What is the advantages of $EVaR$ over $CVaR$? Or in what situation, $EVaR$ would perform better than $CVaR$?

Here $EVaR$ is defined as, $$\text{EVaR}_{1-\alpha}(X) := \inf_{z>0}\{z^{-1}ln(M_{X}(z))/\alpha\}= \inf_{z>0}\{z^{-1}ln(e^{-z*X}/\alpha\}.$$

Ahmadi-Javid, Amir. "Entropic value-at-risk: A new coherent risk measure." Journal of Optimization Theory and Applications 155.3 (2012): 1105-1123.

• Welcome! Could you give us the definition of EVaR? The link to a page that charges to get the info is not optimal. What do you already know about this risk measure? Commented Jul 9, 2018 at 10:17
• Isn't the answer to your question precisely in the research paper you linked ? Commented Jul 9, 2018 at 14:35
• Thank you for your interest. Entropic Value-at-Risk (EVaR) was first introduced by A. Ahmadi-Javid. The entropic value-at-risk of $X \in L_{M^{+}}$ with confidence level $1-\alpha$ is defined as: $$\text{EVaR}_{1-\alpha}(X) := \inf_{z>0}\{z^{-1}ln(M_{X}(z))/\alpha\}= \inf_{z>0}\{z^{-1}ln(e^{-z*X}/\alpha\}.$$ Ahmadi-Javid, Amir. "Entropic value-at-risk: A new coherent risk measure." Journal of Optimization Theory and Applications 155.3 (2012): 1105-1123. Commented Jul 9, 2018 at 15:20
• $CVaR$ is not generally accepted by practitioners as a good (coherent) measure of risk. In general, coherency is an irrelevant property for effective risk management. Commented Dec 26, 2021 at 11:14

The entropic value at risk (EVaR) is a coherent risk measure, developed to tackle some computational inefficiencies of the CVaR. It is the tightest possible upper bound for traditional VaR and CVaR, obtained from the Chernoff inequality.

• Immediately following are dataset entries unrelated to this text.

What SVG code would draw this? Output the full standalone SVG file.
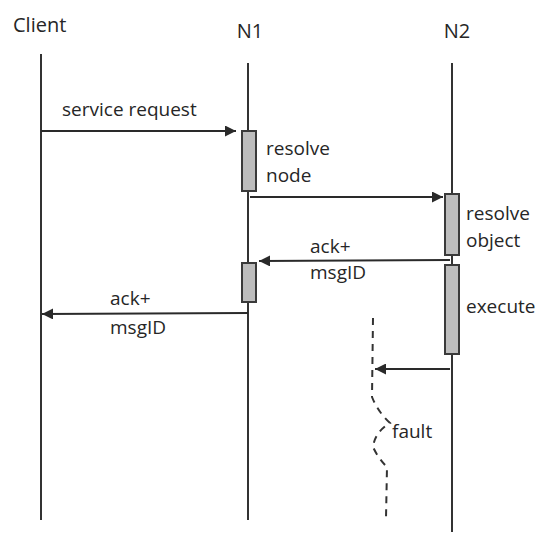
<svg xmlns="http://www.w3.org/2000/svg" width="550" height="544" viewBox="0 0 550 544">
<defs>
<style>
text{font-family:"Open Sans","Noto Sans","DejaVu Sans",sans-serif;font-size:19px;fill:#262626}
.hdr{font-size:20px}
.life{stroke:#333;stroke-width:2;fill:none}
.msg{stroke:#2a2a2a;stroke-width:2;fill:none;marker-end:url(#ah)}
.act{fill:#bdbdbd;stroke:#3a3a3a;stroke-width:2}
</style>
<marker id="ah" viewBox="0 0 10 10" refX="10" refY="5" markerWidth="12" markerHeight="11" markerUnits="userSpaceOnUse" orient="auto">
<path d="M0,0 L10,5 L0,10 z" fill="#2a2a2a"/>
</marker>
</defs>
<rect width="550" height="544" fill="#fff"/>
<g id="client">
<text class="hdr" x="13" y="32">Client</text>
<line class="life" x1="41" y1="54" x2="41" y2="520"/>
</g>
<g id="n1">
<text class="hdr" x="250" y="38" text-anchor="middle">N1</text>
<line class="life" x1="248" y1="63" x2="248" y2="520"/>
<rect class="act" x="242" y="131" width="14" height="60"/>
<rect class="act" x="242" y="263" width="14" height="39"/>
<text x="266" y="155">resolve</text>
<text x="266" y="182">node</text>
</g>
<g id="n2">
<text class="hdr" x="457" y="38" text-anchor="middle">N2</text>
<line class="life" x1="452" y1="63" x2="452" y2="532"/>
<rect class="act" x="445" y="194" width="14" height="61"/>
<rect class="act" x="445" y="265" width="14" height="89"/>
<text x="466" y="220">resolve</text>
<text x="466" y="247">object</text>
<text x="466" y="313">execute</text>
</g>
<g id="fault">
<path d="M373,318 L372,397 Q378,412 390,423 Q375,432 373,447 Q378,458 387,467 L386,518" fill="none" stroke="#333" stroke-width="2" stroke-dasharray="7,6"/>
<text x="392" y="438">fault</text>
</g>
<g id="connectors">
<line class="msg" x1="41" y1="131" x2="236" y2="131"/>
<text x="62" y="116">service request</text>
<line class="msg" x1="250" y1="197" x2="443" y2="197"/>
<line class="msg" x1="450" y1="260" x2="259" y2="261"/>
<text x="310" y="253">ack+</text>
<text x="310" y="279">msgID</text>
<line class="msg" x1="248" y1="313" x2="42" y2="314"/>
<text x="110" y="305">ack+</text>
<text x="110" y="334">msgID</text>
<line class="msg" x1="450" y1="369" x2="375" y2="369"/>
</g>
</svg>
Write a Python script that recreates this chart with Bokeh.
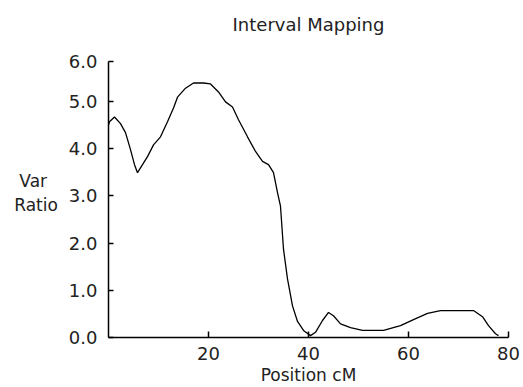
from bokeh.plotting import figure
from bokeh.models import FixedTicker, Range1d, Label
from bokeh.embed import file_html
from bokeh.resources import INLINE

# Data (Position in cM, variance ratio)
position_cm = [0.0, 0.2, 1.2, 2.4, 3.4, 4.4, 5.2, 5.8, 6.8, 7.8, 9.0, 10.4, 11.8,
               13.0, 13.8, 15.4, 17.0, 19.0, 20.4, 22.0, 23.4, 24.8, 26.0, 27.8,
               29.4, 30.8, 32.0, 33.0, 33.8, 34.4, 35.0, 35.8, 36.8, 37.8, 39.0,
               40.4, 41.4, 42.8, 44.0, 45.0, 46.4, 48.4, 50.8, 55.0, 58.4, 61.0,
               63.8, 66.4, 73.0, 74.8, 76.0, 77.4, 78.0]
var_ratio = [4.50, 4.57, 4.67, 4.53, 4.34, 3.98, 3.66, 3.49, 3.66, 3.83, 4.08, 4.25,
             4.57, 4.86, 5.09, 5.28, 5.39, 5.39, 5.37, 5.20, 4.99, 4.88, 4.61, 4.25,
             3.94, 3.73, 3.66, 3.49, 3.07, 2.78, 1.87, 1.24, 0.67, 0.34, 0.15,
             0.04, 0.11, 0.36, 0.53, 0.46, 0.29, 0.21, 0.15, 0.15, 0.25, 0.38,
             0.51, 0.57, 0.57, 0.44, 0.25, 0.08, 0.04]

x_ticks = [20, 40, 60, 80]
y_ticks = [0, 1, 2, 3, 4, 5, 5.85]
y_tick_labels = ["0.0", "1.0", "2.0", "3.0", "4.0", "5.0", "6.0"]
title_text = "Interval Mapping"
x_label = "Position cM"
y_label = "\n\nVar\u00a0\u00a0\nRatio"

FONT = "DejaVu Sans"
TXT = "#222222"

Y_AXIS_TOP = 5.85
Y_VIEW_TOP = 339 / 47.5  # extra headroom above the axis for the title

p = figure(width=523, height=387, output_backend="svg", toolbar_location=None,
           x_range=Range1d(0, 80), y_range=Range1d(0, Y_VIEW_TOP),
           min_border_left=108, min_border_right=15, min_border_top=0,
           min_border_bottom=48)
p.outline_line_color = None
p.grid.visible = False
p.background_fill_color = "white"
p.border_fill_color = "white"

p.add_layout(Label(x=40, y=Y_VIEW_TOP, x_units="data", y_units="data",
                   y_offset=-24, text=title_text, text_font=FONT,
                   text_font_size="18px", text_color=TXT,
                   text_align="center", text_baseline="middle"))

p.line(position_cm, var_ratio, line_color="black", line_width=1.3)

for ax in (p.xaxis[0], p.yaxis[0]):
    ax.axis_line_color = "black"
    ax.axis_line_width = 1.5
    ax.major_tick_line_color = "black"
    ax.major_tick_line_width = 1.5
    ax.major_tick_out = 0
    ax.minor_tick_line_color = None
    ax.major_label_text_font = FONT
    ax.major_label_text_font_size = "18px"
    ax.major_label_text_color = TXT
    ax.axis_label_text_font = FONT
    ax.axis_label_text_font_size = "17px"
    ax.axis_label_text_font_style = "normal"
    ax.axis_label_text_color = TXT

p.xaxis.ticker = FixedTicker(ticks=x_ticks)
p.xaxis.major_tick_in = 6
p.xaxis.major_label_standoff = 9
p.xaxis.axis_label = x_label
p.xaxis.axis_label_standoff = 2

p.yaxis.ticker = FixedTicker(ticks=y_ticks)
p.yaxis.bounds = (0, Y_AXIS_TOP)
p.yaxis.major_label_overrides = {t: s for t, s in zip(y_ticks, y_tick_labels)}
p.yaxis.major_tick_in = 5
p.yaxis.major_label_standoff = 11
p.yaxis.axis_label = y_label
p.yaxis.axis_label_standoff = 8
p.yaxis.axis_label_text_align = "center"
try:
    p.yaxis.axis_label_orientation = "horizontal"
except Exception:
    pass

open("out.html", "w").write(file_html(p, INLINE))
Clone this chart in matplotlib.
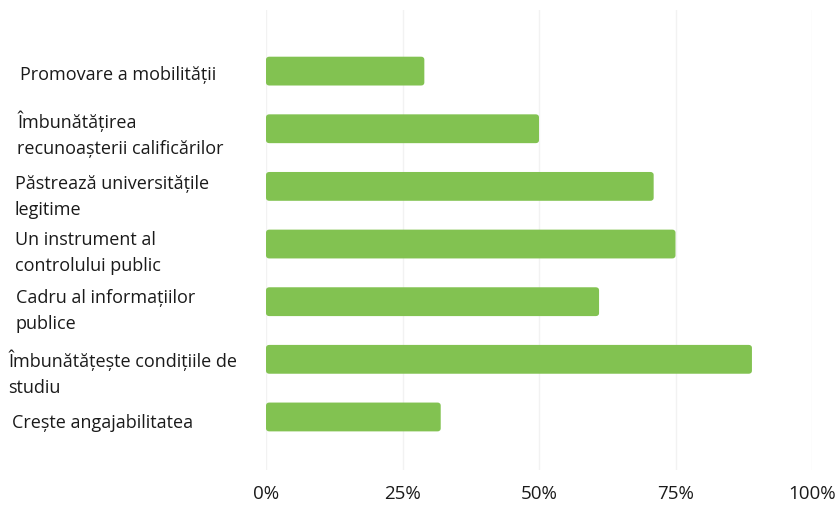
import matplotlib
matplotlib.use("Agg")
import matplotlib.pyplot as plt
from matplotlib.patches import FancyBboxPatch
from matplotlib.transforms import blended_transform_factory

plt.rcParams["font.family"] = ["Open Sans", "DejaVu Sans"]

# data (top to bottom)
labels = [
    "Promovare a mobilității",
    "Îmbunătățirea\nrecunoașterii calificărilor",
    "Păstrează universitățile\nlegitime",
    "Un instrument al\ncontrolului public",
    "Cadru al informațiilor\npublice",
    "Îmbunătățește condițiile de\nstudiu",
    "Crește angajabilitatea",
]
values = [29, 50, 71, 75, 61, 89, 32]
ticks = [0, 25, 50, 75, 100]
tick_labels = ["0%", "25%", "50%", "75%", "100%"]

# label layout (pixel x from left, vertical nudge in data units)
label_x = [20, 17, 15, 15, 16, 8, 12]
label_dy = [0.07, 0.09, 0.19, 0.16, 0.16, 0.24, 0.10]

GREEN = "#82c251"

fig = plt.figure(figsize=(8.37, 5.05), dpi=100)
ax = fig.add_axes([266 / 837, 35 / 505, 546 / 837, 460 / 505])

ypos = list(range(len(values)))
bars = ax.barh(ypos, values, height=0.5, color=GREEN)

# swap plain bars for rounded ones
for b in bars:
    x0, y0 = b.get_x(), b.get_y()
    w, h = b.get_width(), b.get_height()
    ax.add_patch(FancyBboxPatch((x0, y0), w, h,
                                boxstyle="round,pad=0,rounding_size=0.6",
                                mutation_aspect=0.09,
                                facecolor=GREEN, edgecolor="none", zorder=3))
    b.set_visible(False)

ax.set_xlim(0, 100)
ax.set_ylim(len(values) - 1 + 0.92, -1.06)
ax.set_xticks(ticks)
ax.set_xticklabels(tick_labels)
ax.set_yticks([])
ax.tick_params(axis="x", length=0, pad=11, labelsize=13.5, labelcolor="#1a1a1a")
ax.grid(axis="x", color="#f2f2f2", linewidth=1)
ax.set_axisbelow(True)
for s in ax.spines.values():
    s.set_visible(False)

tr = blended_transform_factory(fig.transFigure, ax.transData)
for i, lab in enumerate(labels):
    ax.text(label_x[i] / 837, ypos[i] + label_dy[i], lab, transform=tr,
            ha="left", va="center", fontsize=13, color="#1a1a1a",
            linespacing=1.55)

fig.savefig("out.png", dpi=100)
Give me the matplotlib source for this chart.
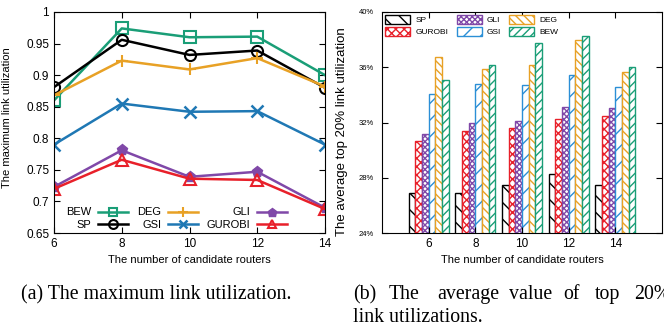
import numpy as np
import matplotlib
matplotlib.use("Agg")
import matplotlib.pyplot as plt

routers = [6, 8, 10, 12, 14]

# (a) maximum link utilization
mlu_bew = [0.860, 0.974, 0.960, 0.961, 0.900]
mlu_sp = [0.881, 0.956, 0.932, 0.939, 0.880]
mlu_deg = [0.868, 0.923, 0.909, 0.927, 0.882]
mlu_gsi = [0.790, 0.855, 0.842, 0.843, 0.790]
mlu_gli = [0.723, 0.781, 0.739, 0.747, 0.690]
mlu_gurobi = [0.720, 0.766, 0.736, 0.734, 0.688]

# (b) average of top 20% link utilizations (%)
top_sp = [26.9, 26.9, 27.45, 28.27, 27.5]
top_gurobi = [30.66, 31.36, 31.6, 32.25, 32.45]
top_gli = [31.2, 31.99, 32.08, 33.1, 33.03]
top_gsi = [34.04, 34.77, 34.75, 35.42, 34.6]
top_deg = [36.74, 35.85, 36.14, 37.95, 35.64]
top_bew = [35.06, 36.14, 37.73, 38.24, 36.0]

green = "#1a9e77"
orange = "#e8a125"
blue = "#1f78b4"
purple = "#8048a8"
red = "#e8202a"

plt.rcParams["font.family"] = ["Liberation Sans", "DejaVu Sans"]
plt.rcParams["font.size"] = 8
plt.rcParams["hatch.linewidth"] = 1.0

fig = plt.figure(figsize=(6.64, 3.28), dpi=100)
ax1 = fig.add_axes([54 / 664, 95 / 328, 271 / 664, 221 / 328])
ax2 = fig.add_axes([382 / 664, 95 / 328, 280 / 664, 221 / 328])

# ---- left panel
lw = 1.8
ax1.plot(routers, mlu_bew, color=green, lw=lw, marker="s", ms=8, mfc="none", mew=1.5, label="BEW")
ax1.plot(routers, mlu_sp, color="black", lw=lw, marker="o", ms=8, mfc="none", mew=1.5, label="SP")
ax1.plot(routers, mlu_deg, color=orange, lw=lw, marker="+", ms=9, mew=1.5, label="DEG")
ax1.plot(routers, mlu_gsi, color=blue, lw=lw, marker="x", ms=8, mew=1.8, label="GSI")
ax1.plot(routers, mlu_gli, color=purple, lw=lw, marker="p", ms=8, label="GLI")
ax1.plot(routers, mlu_gurobi, color=red, lw=lw, marker="^", ms=8, mfc="none", mew=1.5, label="GUROBI")

ax1.set_xlim(6, 14)
ax1.set_ylim(0.65, 1.0)
ax1.set_xticks(routers)
ax1.set_yticks([0.65, 0.7, 0.75, 0.8, 0.85, 0.9, 0.95, 1.0])
ax1.set_yticklabels(["0.65", "0.7", "0.75", "0.8", "0.85", "0.9", "0.95", "1"])
ax1.tick_params(direction="in", top=True, right=True, labelsize=8.5, length=4)
ax1.set_xlabel("The number of candidate routers", fontsize=8)
ax1.set_ylabel("The maximum link utilization", fontsize=8)
ax1.yaxis.set_label_coords(-0.155, 0.52)
ax1.legend(loc="lower left", ncol=3, frameon=False, fontsize=8, markerfirst=False,
           handlelength=2.7, handletextpad=0.6, columnspacing=0.8, labelspacing=0.2,
           markerscale=0.8, borderpad=0, borderaxespad=0, bbox_to_anchor=(0.045, 0.015))

# ---- right panel
x = np.arange(len(routers))
w = 0.144
series = [
    ("SP", top_sp, "black", "\\\\"),
    ("GUROBI", top_gurobi, red, "xxxx"),
    ("GLI", top_gli, purple, "xxxxxx"),
    ("GSI", top_gsi, "#2b8fd6", "//"),
    ("DEG", top_deg, orange, "\\\\\\\\"),
    ("BEW", top_bew, green, "////"),
]
handles = {}
for i, (name, vals, col, hatch) in enumerate(series):
    b = ax2.bar(x + (i - 2.5) * w, vals, width=w, bottom=0, facecolor="white",
                edgecolor=col, hatch=hatch, lw=1.0, label=name)
    handles[name] = b

ax2.set_xlim(-1, 5)
ax2.set_ylim(24, 40)
ax2.set_xticks(x)
ax2.set_xticklabels([str(r) for r in routers])
ax2.set_yticks([24, 28, 32, 36, 40])
ax2.set_yticklabels(["24%", "28%", "32%", "36%", "40%"])
ax2.tick_params(axis="y", labelsize=5.5, pad=6)
ax2.tick_params(axis="x", labelsize=8.5)
ax2.tick_params(direction="in", top=True, right=True, length=4)
ax2.set_xlabel("The number of candidate routers", fontsize=8)
ax2.set_ylabel("The average top 20% link utilization", fontsize=9.5)
ax2.yaxis.set_label_coords(-0.121, 0.46)
order = ["SP", "GUROBI", "GLI", "GSI", "DEG", "BEW"]
ax2.legend([handles[n] for n in order], order, loc="upper left", ncol=3, frameon=False,
           fontsize=6, handlelength=3.0, handleheight=1.2, handletextpad=0.6,
           columnspacing=1.0, labelspacing=0.35, borderpad=0, borderaxespad=0,
           bbox_to_anchor=(0.012, 0.985))

# captions
cap = dict(fontsize=14.3, family="Liberation Serif", va="baseline")
fig.text(20.7 / 664, 1 - 299 / 328, "(a) The maximum link utilization.", **cap)
words_b = ["(b)", "The", "average", "value", "of", "top", "20%"]
words_x = [352.7, 388.7, 437, 508.7, 563, 595, 633.7]
for wd, xp in zip(words_b, words_x):
    fig.text(xp / 664, 1 - 299 / 328, wd, **cap)
fig.text(352.7 / 664, 1 - 322 / 328, "link utilizations.", **cap)

fig.savefig("out.png", dpi=100)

EVaR can also be represented by using the concept of relative entropy, better known in statistics as the Kullback-Leibler (KL) divergence, which measures by how much one probability distribution is different from a reference distribution. Relative entropy is based on Shannon's entropy, or information entropy, which measures the unpredictability in a random variable's distribution. Statistical measures that include entropy within their formula arose from the field of information theory, and are called information theoretic measures.

For the normal distribution, the image shows what is meant by EVaR being an upper bound on both VaR and CVaR.

Two other important properties:

1. $$EVaR$$ is strictly monotone over continuous distributions, and strongly monotone over all distributions.

2. Formulations involving $$EVaR$$ are diffrentiable without need of adding many new variables or constraints.

$$VaR$$ and $$CVaR$$ both lack these important properties 1 and 2.